Plot: Jennifer Jaine, a young devoutly Catholic woman working for her Doctorate in Religion gains an opportunity from a prominent news organization to interview Cardinal Cardoni, perhaps the most powerful man in the Vatican besides the Pope. She is quite shocked to find him quite inadequately prepared for his position. His answers are based on conjecture rather than actual evidence, mostly age-old tradition where missing portions had been replaced by earlier texts (which also were missing). It was not known who wrote them and when. The Gospels were not written by the Apostles as the earliest manuscripts appeared around 300 CE. Interestingly, the Epistles of Saint Paul were written about 45 – 60 AD, the Gospels supposedly postdate Paul by decades but do not mention him. She is quite pragmatic because of long-standing frustration and becomes quite confrontational and even rude

Meanwhile, Cardinal Leonardo Santori knifes to death young Father John Yilmaz because he has discovered a secret of the church in the well-hidden vault beneath the Penitentiary office. And unfortunately, all of these matters are occurring at an unfortunate time with the Vatican already haunted by a number of years of negative publicity. Added to the upheaval, another intruder is discovered and cannot be stopped before he escapes and it is found that he has taken the ancient secret document that could lead to dissolution of the Catholic faith and the premises upon which it had been administered for centuries. Specifically, the document written in the 12th century, provides some answers to, and many questions about, the discrepancies between the lives and writings of Peter and Paul and their relationship to Jesus all stemming from the original church’s site in Antioch, now the city of Antakya, Turkey.
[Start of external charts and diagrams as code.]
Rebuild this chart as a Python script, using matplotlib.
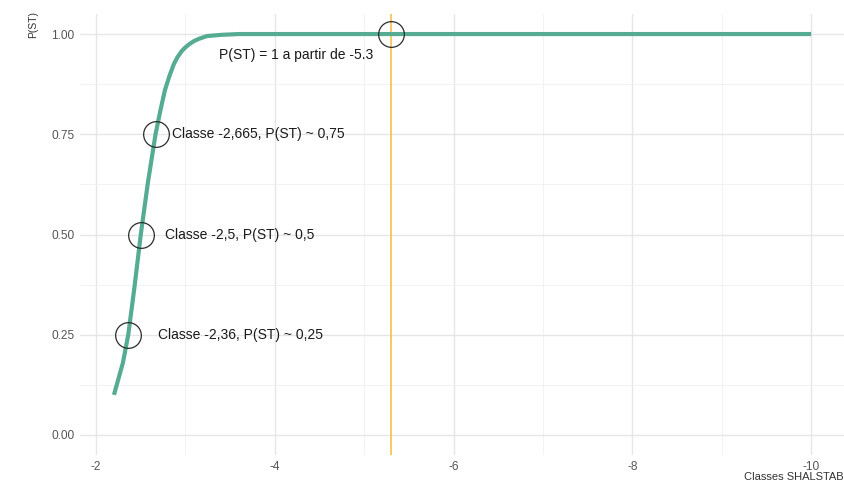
import matplotlib.pyplot as plt
from matplotlib.ticker import MultipleLocator

# valeurs
classe = [-2.2, -2.25, -2.3, -2.36, -2.43, -2.5, -2.58, -2.665, -2.72, -2.77, -2.82,
          -2.87, -2.91, -2.96, -3.0, -3.05, -3.1, -3.15, -3.24, -3.4, -3.6, -4.0, -5.3, -10.0]
p_st = [0.10, 0.14, 0.18, 0.25, 0.37, 0.50, 0.63, 0.75, 0.81, 0.86, 0.895,
        0.925, 0.942, 0.958, 0.967, 0.976, 0.983, 0.988, 0.995, 0.998, 1.0, 1.0, 1.0, 1.0]

pts_x = [-2.36, -2.5, -2.665, -5.3]
pts_y = [0.25, 0.5, 0.75, 1.0]
labels = ['Classe -2,36, P(ST) ~ 0,25', 'Classe -2,5, P(ST) ~ 0,5',
          'Classe -2,665, P(ST) ~ 0,75', 'P(ST) = 1 a partir de -5.3']
seuil = -5.3

plt.rcParams['font.family'] = ['Liberation Sans', 'DejaVu Sans']
plt.rcParams['axes.unicode_minus'] = False

fig = plt.figure(figsize=(8.44, 4.82), dpi=100)
ax = fig.add_axes([80 / 844, 27 / 482, 766 / 844, 441 / 482])

ax.plot(classe, p_st, color='#55AC92', lw=3, solid_capstyle='butt',
        solid_joinstyle='round', zorder=3)
ax.axvline(seuil, color='#F3BA3A', lw=1.1, zorder=2)
ax.plot(pts_x, pts_y, 'o', mfc='none', mec='#2B2B2B', ms=18.5, mew=0.9, zorder=4)

fs = 10
ax.text(-2.69, 0.25, labels[0], fontsize=fs, color='#1A1A1A', ha='left', va='center')
ax.text(-2.77, 0.5, labels[1], fontsize=fs, color='#1A1A1A', ha='left', va='center')
ax.text(-2.85, 0.75, labels[2], fontsize=fs, color='#1A1A1A', ha='left', va='center')
ax.text(-4.24, 0.948, labels[3], fontsize=fs, color='#1A1A1A', ha='center', va='center')

ax.set_xlim(-1.82, -10.39)
ax.set_ylim(-0.05, 1.05)
ax.xaxis.set_major_locator(MultipleLocator(2))
ax.xaxis.set_minor_locator(MultipleLocator(1))
ax.yaxis.set_major_locator(MultipleLocator(0.25))
ax.yaxis.set_minor_locator(MultipleLocator(0.125))
ax.set_yticklabels([f'{v:.2f}' for v in ax.get_yticks()])

ax.grid(which='major', color='#E6E6E6', lw=1.0)
ax.grid(which='minor', color='#F0F0F0', lw=0.6)
ax.set_axisbelow(True)
for s in ax.spines.values():
    s.set_visible(False)
ax.tick_params(which='both', length=0, labelsize=8.6, labelcolor='#555555', pad=4)

fig.text(33 / 844, 1 - 25 / 482, 'P(ST)', rotation=90, fontsize=7.5, color='#333333',
         ha='center', va='center')
fig.text(844 / 844, 1 - 477 / 482, 'Classes SHALSTAB', fontsize=8, color='#333333',
         ha='right', va='center')

fig.savefig('out.png', dpi=100)
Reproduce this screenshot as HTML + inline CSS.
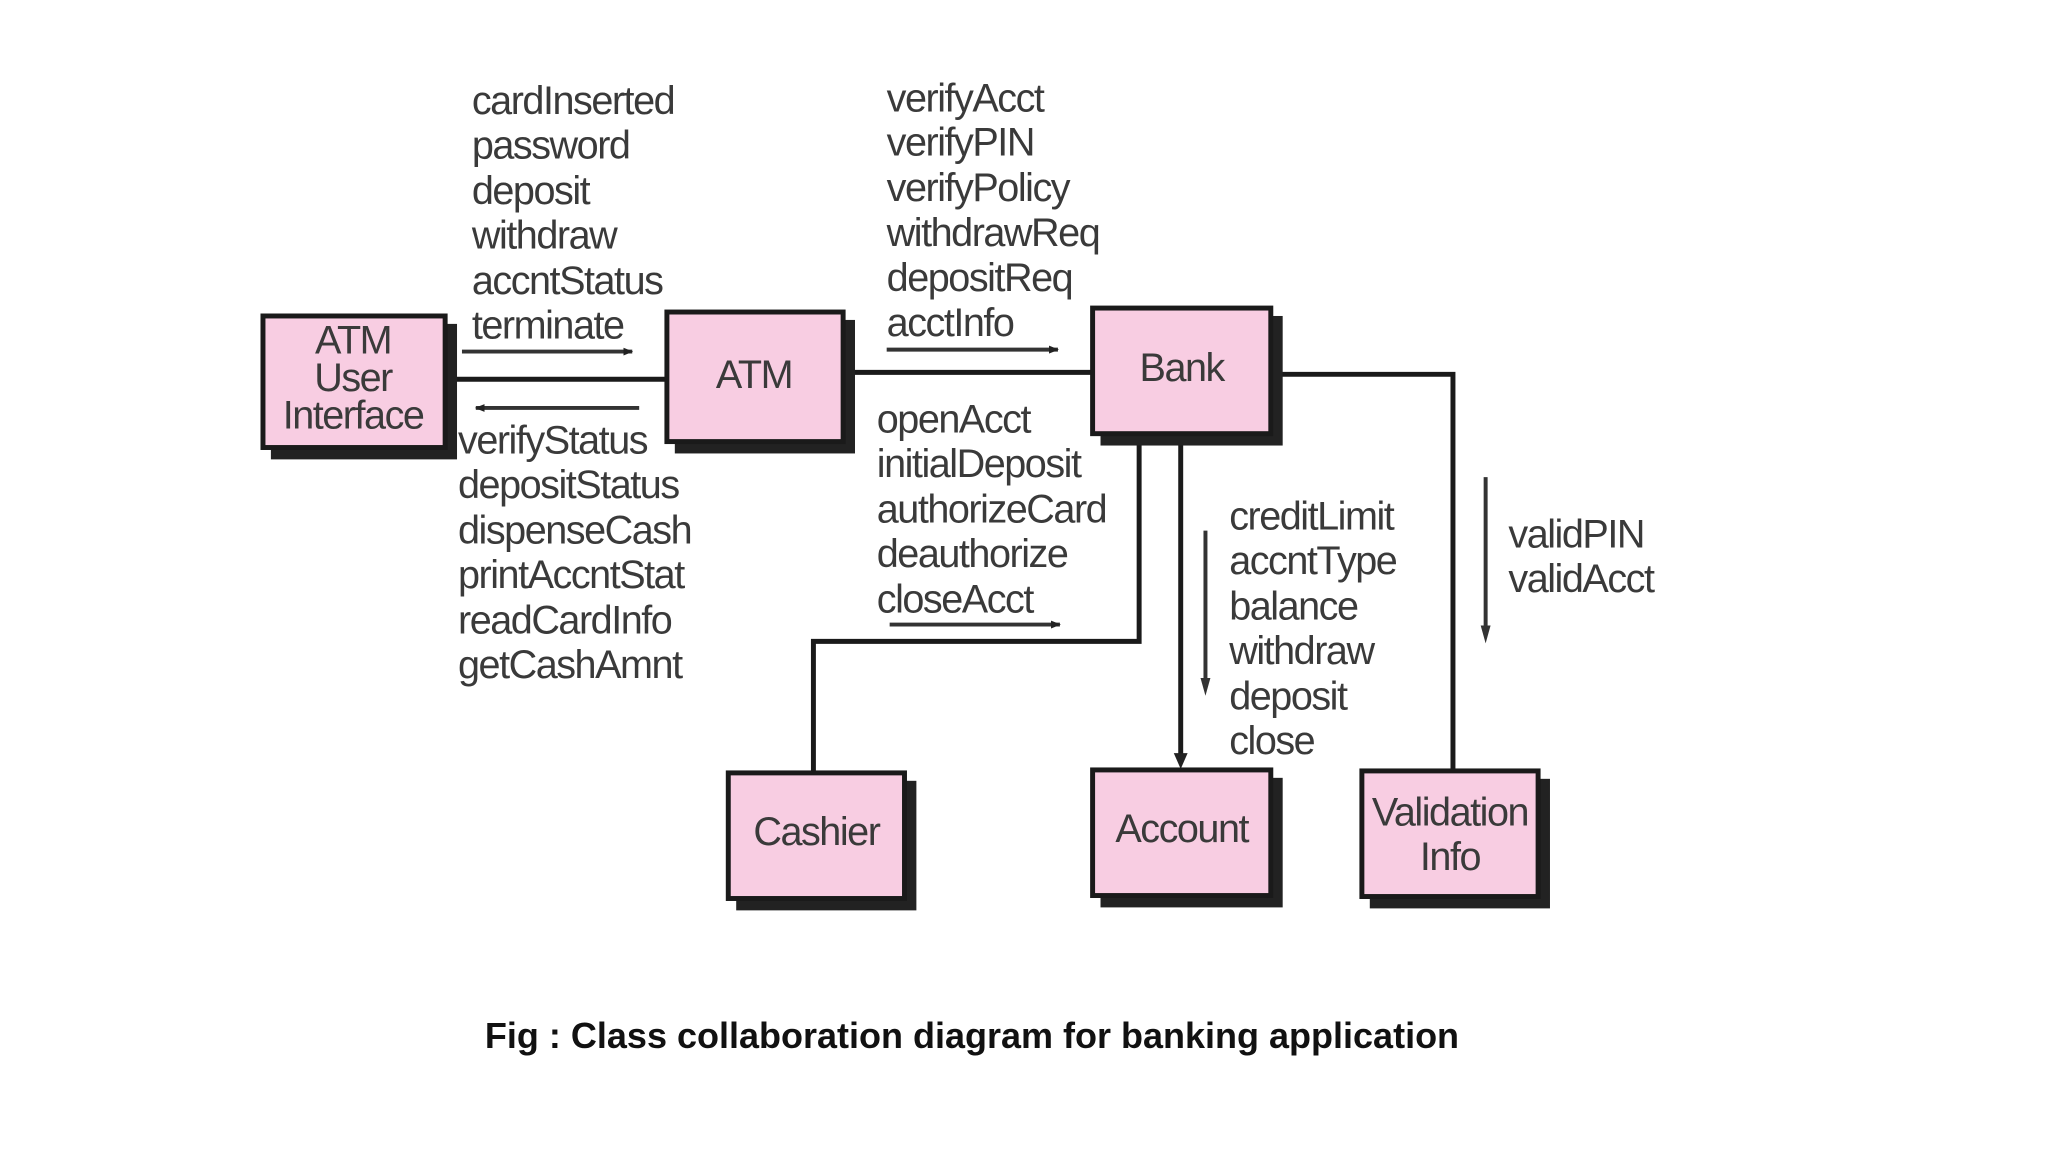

Still an additional imminently catastrophic incident threatens when a highly disturbed individual has appeared threatening another part of the Vatican. He has a bomb sufficiently powerful to destroy a huge part of the city. Schneider, a devout defender of the Holy See in charge of the Helvetian Guards, must attempt to save the compound from suffering such destruction. From these fascinating initiating factors, the tale continues with a confrontational relationship between the well-prepared Schneider and Verretti, the self-serving head of security for the Vatican. An important part is offered with the appearance of Simon who is a Jew but a Turkish resident with long familial history in Antioch. He now is one of the specialists working at a Turkish licensed dig of the ancient Cave Church in Antioch and incidentally related to the Priest killed by Santori. Simon is aided at times by the professor in charge of the excavation and by Giogio Castignani, the son of a former Sicilian Mafiosi Boss. The action in parts is full throttle but interspersed with other sections of lengthy discussion of the writings of Paul and Peter and replete with supportive and contradictory biblical facts as the tale proceeds finally to reach a conclusion of sorts.

Discussion: The author has provided, as stated, a story with several intertwining sub-plots and an overall rather uneven approach. Parts provide a high-test thriller while others spend considerable time on a slow, methodical discussion of factual material. Basically it is another quite fascinating story following the long-standing controversy of conflicting statements, especially with respect to the Gospel according to Peter and to Paul. It is suggested that “scripture offers enough circumstantial evidence that Peter did not convert gentiles in Antioch and that he never was in Rome.” The author further sets forth his belief that the differences in the two men’s stories in how the Christian Church was begun could form the basis of the church’s founding suspect and he does proceed to supply most interesting material. He also makes another interesting statement with respect to the soul: that “Lack of evidence cannot support a belief, but it is also no argument against it. Lord suggests in the Gospel of Matthew – body, soul and mind? (Thus,) The inability of technology to identify the soul does not negate its existence.”

Summary: The pace of this story ranges from an almost frenetic velocity to lengthy, slow-moving explanations and discussions. BUT, it presents a fascinating ‘take’ on the development of the Catholic Church, the relationship of Jesus and disciples Peter and Paul and upon what passages from the writings of these individuals may indicate with respect to the entire matter. In spite of the uneven presentation of the inter-related sub-plots and the complexity involved character involvement, the tale should provide enjoyment for readers who enjoy thrillers, yet it offers much intriguing material to the individual who may think, even occasionally, about the long-argued controversial passages in the Scripture. This reader found the presentation intriguing, even with the areas and descriptions that were overdone and/or slow in development and presentation.

4* 5* story with regrettable -1 for reasons described.”